* **Set problem**
Leave out the pictures, then reproduce the rest of the material exactly.

* **Data section**
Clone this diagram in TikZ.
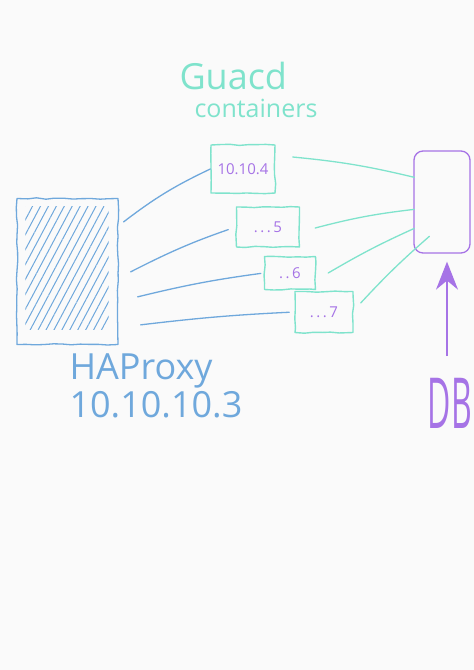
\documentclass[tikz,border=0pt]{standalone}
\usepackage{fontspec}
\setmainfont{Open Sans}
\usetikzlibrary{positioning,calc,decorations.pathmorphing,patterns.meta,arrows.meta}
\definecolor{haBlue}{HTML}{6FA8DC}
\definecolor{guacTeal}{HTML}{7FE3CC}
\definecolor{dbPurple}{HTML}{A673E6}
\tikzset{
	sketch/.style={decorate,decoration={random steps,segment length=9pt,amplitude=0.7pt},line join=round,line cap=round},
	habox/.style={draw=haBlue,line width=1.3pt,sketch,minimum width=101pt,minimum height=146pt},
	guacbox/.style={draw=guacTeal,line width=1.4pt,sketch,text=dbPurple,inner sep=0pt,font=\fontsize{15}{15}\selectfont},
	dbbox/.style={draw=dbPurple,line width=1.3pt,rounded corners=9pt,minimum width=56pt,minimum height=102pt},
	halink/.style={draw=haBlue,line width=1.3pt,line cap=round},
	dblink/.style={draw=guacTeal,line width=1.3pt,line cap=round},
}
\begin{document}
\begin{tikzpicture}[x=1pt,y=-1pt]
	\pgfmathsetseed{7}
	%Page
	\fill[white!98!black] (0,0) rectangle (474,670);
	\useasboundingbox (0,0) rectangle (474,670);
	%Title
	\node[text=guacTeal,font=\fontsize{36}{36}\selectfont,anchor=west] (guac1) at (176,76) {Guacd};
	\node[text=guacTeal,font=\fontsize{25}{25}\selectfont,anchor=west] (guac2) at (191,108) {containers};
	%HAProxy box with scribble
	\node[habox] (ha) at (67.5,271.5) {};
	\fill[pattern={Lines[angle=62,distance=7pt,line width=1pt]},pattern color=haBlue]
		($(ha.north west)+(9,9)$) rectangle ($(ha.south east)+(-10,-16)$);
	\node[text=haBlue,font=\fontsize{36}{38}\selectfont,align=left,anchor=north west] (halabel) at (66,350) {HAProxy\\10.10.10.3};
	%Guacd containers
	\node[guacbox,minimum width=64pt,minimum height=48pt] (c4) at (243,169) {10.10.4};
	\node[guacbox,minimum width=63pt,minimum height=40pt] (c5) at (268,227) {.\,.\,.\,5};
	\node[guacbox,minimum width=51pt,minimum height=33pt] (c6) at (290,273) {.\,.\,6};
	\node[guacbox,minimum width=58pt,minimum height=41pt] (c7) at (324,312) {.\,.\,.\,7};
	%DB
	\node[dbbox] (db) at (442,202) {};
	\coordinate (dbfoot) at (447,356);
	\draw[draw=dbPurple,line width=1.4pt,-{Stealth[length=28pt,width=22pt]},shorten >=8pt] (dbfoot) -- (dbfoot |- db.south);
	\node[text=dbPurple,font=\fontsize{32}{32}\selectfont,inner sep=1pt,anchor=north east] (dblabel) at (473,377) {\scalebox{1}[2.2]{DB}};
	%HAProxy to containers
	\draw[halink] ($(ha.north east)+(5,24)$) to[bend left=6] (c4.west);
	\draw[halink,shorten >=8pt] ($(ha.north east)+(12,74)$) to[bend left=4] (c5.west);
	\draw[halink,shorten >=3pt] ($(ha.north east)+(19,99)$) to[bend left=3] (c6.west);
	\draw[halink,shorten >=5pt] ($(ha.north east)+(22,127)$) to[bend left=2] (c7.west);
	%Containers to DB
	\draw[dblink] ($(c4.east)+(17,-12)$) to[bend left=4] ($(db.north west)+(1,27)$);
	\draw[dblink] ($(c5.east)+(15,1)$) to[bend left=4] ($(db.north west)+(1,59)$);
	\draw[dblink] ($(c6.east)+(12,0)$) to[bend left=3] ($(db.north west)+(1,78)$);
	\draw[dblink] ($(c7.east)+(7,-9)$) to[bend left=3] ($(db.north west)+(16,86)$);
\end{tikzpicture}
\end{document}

* **Task result**
Clone this diagram in TikZ.
\documentclass[tikz,border=0pt]{standalone}
\usepackage{fontspec}
\setmainfont{Open Sans}
\usetikzlibrary{positioning,calc,decorations.pathmorphing,patterns.meta,arrows.meta}
\definecolor{haBlue}{HTML}{6FA8DC}
\definecolor{guacTeal}{HTML}{7FE3CC}
\definecolor{dbPurple}{HTML}{A673E6}
\tikzset{
	sketch/.style={decorate,decoration={random steps,segment length=9pt,amplitude=0.7pt},line join=round,line cap=round},
	habox/.style={draw=haBlue,line width=1.3pt,sketch,minimum width=101pt,minimum height=146pt},
	guacbox/.style={draw=guacTeal,line width=1.4pt,sketch,text=dbPurple,inner sep=0pt,font=\fontsize{15}{15}\selectfont},
	dbbox/.style={draw=dbPurple,line width=1.3pt,rounded corners=9pt,minimum width=56pt,minimum height=102pt},
	halink/.style={draw=haBlue,line width=1.3pt,line cap=round},
	dblink/.style={draw=guacTeal,line width=1.3pt,line cap=round},
}
\begin{document}
\begin{tikzpicture}[x=1pt,y=-1pt]
	\pgfmathsetseed{7}
	%Page
	\fill[white!98!black] (0,0) rectangle (474,670);
	\useasboundingbox (0,0) rectangle (474,670);
	%Title
	\node[text=guacTeal,font=\fontsize{36}{36}\selectfont,anchor=west] (guac1) at (176,76) {Guacd};
	\node[text=guacTeal,font=\fontsize{25}{25}\selectfont,anchor=west] (guac2) at (191,108) {containers};
	%HAProxy box with scribble
	\node[habox] (ha) at (67.5,271.5) {};
	\fill[pattern={Lines[angle=62,distance=7pt,line width=1pt]},pattern color=haBlue]
		($(ha.north west)+(9,9)$) rectangle ($(ha.south east)+(-10,-16)$);
	\node[text=haBlue,font=\fontsize{36}{38}\selectfont,align=left,anchor=north west] (halabel) at (66,350) {HAProxy\\10.10.10.3};
	%Guacd containers
	\node[guacbox,minimum width=64pt,minimum height=48pt] (c4) at (243,169) {10.10.4};
	\node[guacbox,minimum width=63pt,minimum height=40pt] (c5) at (268,227) {.\,.\,.\,5};
	\node[guacbox,minimum width=51pt,minimum height=33pt] (c6) at (290,273) {.\,.\,6};
	\node[guacbox,minimum width=58pt,minimum height=41pt] (c7) at (324,312) {.\,.\,.\,7};
	%DB
	\node[dbbox] (db) at (442,202) {};
	\coordinate (dbfoot) at (447,356);
	\draw[draw=dbPurple,line width=1.4pt,-{Stealth[length=28pt,width=22pt]},shorten >=8pt] (dbfoot) -- (dbfoot |- db.south);
	\node[text=dbPurple,font=\fontsize{32}{32}\selectfont,inner sep=1pt,anchor=north east] (dblabel) at (473,377) {\scalebox{1}[2.2]{DB}};
	%HAProxy to containers
	\draw[halink] ($(ha.north east)+(5,24)$) to[bend left=6] (c4.west);
	\draw[halink,shorten >=8pt] ($(ha.north east)+(12,74)$) to[bend left=4] (c5.west);
	\draw[halink,shorten >=3pt] ($(ha.north east)+(19,99)$) to[bend left=3] (c6.west);
	\draw[halink,shorten >=5pt] ($(ha.north east)+(22,127)$) to[bend left=2] (c7.west);
	%Containers to DB
	\draw[dblink] ($(c4.east)+(17,-12)$) to[bend left=4] ($(db.north west)+(1,27)$);
	\draw[dblink] ($(c5.east)+(15,1)$) to[bend left=4] ($(db.north west)+(1,59)$);
	\draw[dblink] ($(c6.east)+(12,0)$) to[bend left=3] ($(db.north west)+(1,78)$);
	\draw[dblink] ($(c7.east)+(7,-9)$) to[bend left=3] ($(db.north west)+(16,86)$);
\end{tikzpicture}
\end{document}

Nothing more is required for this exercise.